La idea de que el pueblo catalán avanza unido hacia Ítaca casa mal con las evidencias demoscópicas del reciente barómetro autonómico del Centro de Investigaciones Sociológicas (Estudio 2.956, 2013). No son necesarios análisis estadísticos particularmente complejos para evidenciar las grandes fracturas socio-económicas y etno-lingüísticas que atraviesan a la sociedad catalana en relación a los aspectos identitarios. La población catalana de extracción más humilde muestra menos interés por la cuestión nacional que las clases más adineradas. Mientras el 24% de las personas que viven en hogares con ingresos inferiores a 1.200 euros declaran que el debate sobre la forma de Estado es muy importante, lo piensan así el 51% de los que ingresan más de 2.400 euros. El 11% de los entrevistados en hogares humildes considera alguno de los aspectos relacionados con la organización del Estado (independencia y autogobierno; relaciones con España y el Gobierno central; financiación, pacto fiscal, autonomía fiscal; percepción del reparto fiscal discriminatorio hacia Cataluña), uno de los tres principales problemas de Cataluña. En cambio, lo incluye en esta terna un 31% de las personas en hogares adinerados. Cuando son compelidos a decantarse por una preferencia en relación a la organización territorial, la clase obrera apuesta mayoritariamente por el statu quo. Construir un Estado independiente es un proyecto de las clases altas y medias altas, al que se han sumado un volumen considerable (pero no mayoritario) de clases medias. Pero la inmensa mayoría de las clases media-baja y obrera da la espalda a los argumentos independentistas a pesar de la ilusión colectiva que aspiran a insuflar en la población las élites políticas y los medios de comunicación catalanes.
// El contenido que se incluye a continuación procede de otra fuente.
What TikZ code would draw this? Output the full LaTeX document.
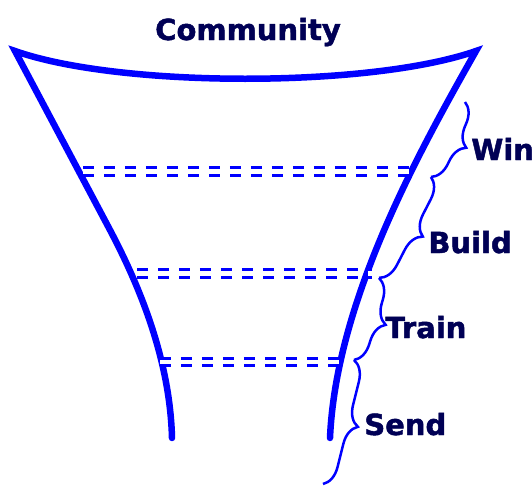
\documentclass[tikz,border=0pt]{standalone}
\usepackage{fontspec}
\newfontfamily\stagefont{DejaVu Sans}[BoldFeatures={FakeBold=1.6}]
\usetikzlibrary{decorations.pathreplacing}
\definecolor{funnelblue}{RGB}{0,0,255}
\definecolor{labelnavy}{RGB}{0,0,85}
\tikzset{
	funnel/.style={line width=0.13cm, color=funnelblue, line cap=round, line join=miter},
	rung/.style={line width=0.058cm, color=funnelblue, double=white, double distance=0.085cm, dash pattern=on 0.22cm off 0.2cm},
	stagebrace/.style={line width=0.05cm, color=funnelblue, decorate, decoration={brace, amplitude=0.4cm}},
	stagelabel/.style={anchor=base west, inner sep=0pt, text=labelnavy, font=\stagefont\bfseries\fontsize{16.5}{18}\selectfont}
}

\begin{document}
\begin{tikzpicture}[x=0.02cm, y=0.02cm]
			%%%%% START %%%%%
			\useasboundingbox (0, 0) rectangle (532, -487);
			
			\node[stagelabel, anchor=base] (community) at (248, -40) {Community};
			
			% funnel outline
			\draw[funnel] (172, -438) .. controls (170, -360) and (140, -287) .. (110, -230)
				-- (15, -51) .. controls (120, -88) and (370, -88) .. (476, -51)
				.. controls (420, -150) and (336, -300) .. (330, -438);
			
			% stage borders
			\draw[rung] (83, -171.5) -- (412, -171.5);
			\draw[rung] (137, -273.5) -- (372, -273.5);
			\draw[rung] (160, -362) -- (343, -362);
			
			% braces
			\coordinate (p0) at (465, -102);
			\coordinate (p1) at (431, -177);
			\coordinate (p2) at (379, -278);
			\coordinate (p3) at (354, -360);
			\coordinate (p4) at (323, -484);
			\draw[stagebrace] (p0) -- (p1);
			\draw[stagebrace] (p1) -- (p2);
			\draw[stagebrace] (p2) -- (p3);
			\draw[stagebrace] (p3) -- (p4);
			
			\node[stagelabel] (win) at (471, -160) {Win};
			\node[stagelabel] (build) at (428, -253) {Build};
			\node[stagelabel] (train) at (385, -338) {Train};
			\node[stagelabel] (send) at (364, -435) {Send};
			
			%%%%% END %%%%%
\end{tikzpicture}
\end{document}
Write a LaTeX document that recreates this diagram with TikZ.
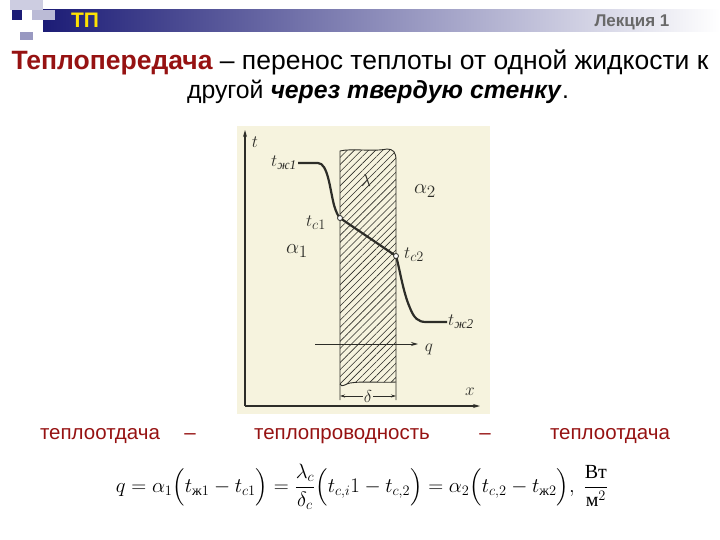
\documentclass[tikz,border=0pt]{standalone}
\usepackage{amsmath}
\usepackage{fontspec}
\setmainfont{Liberation Sans}
\newfontfamily\scanfont{Liberation Serif}
\usetikzlibrary{calc,patterns.meta,arrows.meta}

\definecolor{navybar}{RGB}{28,28,118}
\definecolor{titlered}{RGB}{150,18,18}
\definecolor{paper}{RGB}{246,243,222}
\definecolor{lecgrey}{RGB}{105,105,105}
\definecolor{ink}{RGB}{45,45,40}

\begin{document}
\begin{tikzpicture}[x=1pt,y=-1pt,
  lbl/.style={text=ink,inner sep=1pt,font=\fontsize{19}{19}\selectfont},
  curve/.style={ink,line width=2.2pt,line join=round},
  axis/.style={ink,line width=1.4pt,-{Stealth[length=7pt,width=4pt]}},
  dot/.style={circle,draw=ink,fill=white,inner sep=0pt,minimum size=5pt,line width=0.8pt},
  word/.style={text=titlered,anchor=base,font=\fontsize{20.5}{20.5}\selectfont}]
 % page size and background
    \useasboundingbox (0,0) rectangle (720,540);
    \fill[white] (0,0) rectangle (720,540);
    % header bar and squares
    \shade[left color=navybar,right color=white] (43,10) rectangle (720,32);
    \fill[navybar!22] (10,0) rectangle (43,10);
    \fill[navybar!30] (32,10) rectangle (55,20);
    \fill[navybar!45] (20,32) rectangle (33,40);
    \fill[navybar] (12,10) rectangle (22,20);
    \node[text=yellow!85!orange,font=\bfseries\fontsize{21}{21}\selectfont] (tp) at (85,20) {ТП};
    \node[text=lecgrey,font=\bfseries\fontsize{17}{17}\selectfont] (lecture) at (632,22) {Лекция 1};
    % title
    \node[anchor=west,font=\fontsize{26.5}{26.5}\selectfont] (title) at (8,62)
      {\textcolor{titlered}{\bfseries Теплопередача} – перенос теплоты от одной жидкости к};
    \node[font=\fontsize{24.8}{24.8}\selectfont] (title2) at (378,92)
      {другой \textbf{\textit{через твердую стенку}}.};

    % scanned picture
    \fill[paper] (237,126) rectangle (490,414);
    \pgfmathsetmacro{\wallL}{340}
    \pgfmathsetmacro{\wallR}{396}
    % wall with hatching
    \fill[pattern={Lines[angle=45,distance=5pt,line width=0.6pt]},pattern color=ink]
      (\wallL,384) -- (\wallL,151) .. controls (352,148) and (372,152) .. (387,149)
      .. controls (393,149) and (\wallR,152) .. (\wallR,160) -- (\wallR,382)
      .. controls (384,383) and (362,381) .. (350,383) .. controls (345,384) and (342,388) .. (\wallL,384) -- cycle;
    \draw[ink,line width=0.9pt] (\wallL,400) -- (\wallL,151) .. controls (352,148) and (372,152) .. (387,149)
      .. controls (393,149) and (\wallR,152) .. (\wallR,160) -- (\wallR,400);
    \draw[ink,line width=0.9pt] (\wallR,382) .. controls (384,383) and (362,381) .. (350,383)
      .. controls (345,384) and (342,388) .. (\wallL,384);
    % axes
    \coordinate (O) at (245,406);
    \coordinate (tend) at (245,130);
    \coordinate (xend) at (480,406);
    \draw[axis] (O) -- (tend);
    \draw[axis] (O) -- (xend);
    \node[lbl] (tlab) at (255,142) {$t$};
    \node[lbl] (xlab) at (470,392) {$x$};
    % temperature curve
    \coordinate (zh1) at (298,163);
    \coordinate (c1) at (\wallL,218);
    \coordinate (c2) at (\wallR,256);
    \coordinate (zh2) at (447,322);
    \draw[curve] (zh1) -- (318,163) .. controls (328,163) and (330,190) .. (334,205)
      .. controls (336,212) and (338,216) .. (c1) -- (c2)
      .. controls (400,270) and (403,292) .. (410,308)
      .. controls (414,318) and (418,322) .. (426,322) -- (zh2);
    \node[dot] (pc1) at (c1) {};
    \node[dot] (pc2) at (c2) {};
    % labels
    \node[lbl,anchor=east] (lzh1) at (zh1) {$t_{\text{\scanfont\itshape ж1}}$};
    \node[lbl] (lc1) at (316,223) {$t_{c1}$};
    \node[lbl] (lc2) at (414,255) {$t_{c2}$};
    \node[lbl,anchor=west] (lzh2) at (zh2) {$t_{\text{\scanfont\itshape ж2}}$};
    \node[lbl,scale=1.2] (la1) at (297,251) {$\alpha_1$};
    \node[lbl,scale=1.2] (la2) at (425,191) {$\alpha_2$};
    \node[lbl] (llam) at (366,181) {$\lambda$};
    % heat flux
    \coordinate (qs) at (315,344);
    \coordinate (qe) at (418,344);
    \draw[ink,line width=1pt,-{Stealth[length=7pt,width=4pt]}] (qs) -- (qe);
    \node[lbl] (lq) at (429,349) {$q$};
    % wall thickness
    \node[lbl] (ldelta) at (368,396) {$\delta$};
    \coordinate (dl) at (\wallL,396);
    \coordinate (dr) at (\wallR,396);
    \draw[ink,line width=0.7pt,-{Stealth[length=5pt,width=3pt]}] (ldelta) -- (dl);
    \draw[ink,line width=0.7pt,-{Stealth[length=5pt,width=3pt]}] (ldelta) -- (dr);

    % bottom row
    \node[word] (w1) at (100,439) {теплоотдача};
    \node[word] (d1) at (190,439) {–};
    \node[word] (w2) at (342,439) {теплопроводность};
    \node[word] (d2) at (485,439) {–};
    \node[word] (w3) at (610,439) {теплоотдача};
    % formula
    \node[font=\fontsize{20}{24}\selectfont] (formula) at (362,487)
      {$q=\alpha_1\Bigl(t_{\text{\scanfont ж}1}-t_{c1}\Bigr)=\dfrac{\lambda_c}{\delta_c}\Bigl(t_{c,i}1-t_{c,2}\Bigr)
       =\alpha_2\Bigl(t_{c,2}-t_{\text{\scanfont ж}2}\Bigr),\ \dfrac{\text{\scanfont Вт}}{\text{\scanfont м}^2}$};
\end{tikzpicture}
\end{document}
La clase obrera, que constituye el 47% de la población, sigue mostrándose mayoritariamente vinculada al Estado español. El 65% de los obreros se consideran incluso muy o bastante orgullosos de ser españoles (frente al 33% de los miembros de la clase alta/media alta). El porcentaje de obreros (cualificados o no cualificados) para los que España es un Estado ajeno roza el 10%, menos que la mitad las personas de la clase alta/media alta para los que España significa lo mismo.

Evidentemente a todo ello no es ajeno el hecho de que buena parte de la clase obrera esté constituida por personas con raíces en otras zonas de España. El 66% de la clase obrera tiene como lengua materna el castellano, y entre ellos el apoyo a la independencia es muy bajo (también es bajo en la clase alta/media alta cuya lengua materna es el castellano). Pero incluso entre la clase obrera que tiene el catalán como lengua materna el apoyo a la opción independentista es significativamente más bajo que entre la clase alta/media alta con esa lengua.

Estos datos muestran la imagen de un proyecto nacionalista respaldado mayoritariamente por los sectores más acomodados de la sociedad catalana, al tiempo que la voz disonante de las clases más humildes, cuya lengua materna es con frecuencia el castellano, apenas tiene impacto en la agenda pública y política catalanas. Su proclividad a la abstención además asegura su infra-representación política en el Parlament (e incluso en una hipotética consulta sobre la relación de Cataluña con el resto de España). Como han puesto de manifiesto brillantemente en dos best-sellers académicos los politólogos Larry Bartels (Unequal Democracies) y Martin Gilens (Affluence and Influence), las clases desfavorecidas encuentran muchas dificultades para que sus preferencias sean tomadas en consideración por partidos políticos y gobiernos. El sistema político termina claramente sesgado porque las clases pudientes logran, de diversas maneras, que sus preferencias prevalezcan frente a las de sectores más desfavorecidos, por muy nutridos que sean éstos últimos.

Un ejemplo diáfano de estos procesos en el caso catalán son las maniobras políticas del PSC para granjearse respetabilidad en un clima de opinión política y mediática dominante donde las desviaciones (e incluso los matices y las ambigüedades) se fustigan duramente. En este contexto de espiral de silencio, el PSC prioriza su acomodación a las únicas aspiraciones que se consideran legítimas frente a la representación de su base electoral tradicionalmente más numerosa. El coqueteo de las élites del PSC con demandas maximalistas de CIU y ERC casa mal con las aspiraciones de las clases más humildes, que se sienten muy mayoritariamente españolas y aspiran a la continuidad del Estado. Si atendemos al recuerdo de voto en las elecciones autonómicas, en 2003, antes de que el Tripartit hubiera abierto el melón estatutario, el 34% de los obreros votaron al PSC (CIS, Estudio 2610). Siete años después, en 2010, año de salida del PSC del gobierno autonómico, mantenía escasamente el 19% del voto de la clase obrera (CIS, Estudio 2956). Es bastante probable que en las últimas elecciones de noviembre del año pasado el apoyo al PSC en este segmento del electorado se haya resentido todavía más (no está todavía disponible el estudio postelectoral del CIS, pero diversos indicios apuntan en esa dirección). El PSC asiste impertérrito a la pérdida de apoyo de sus bases electorales de extracción más humilde, empujado por las presiones difusas pero indudablemente poderosas de la espiral del silencio ¿Hasta donde? ¿Hasta Ítaca?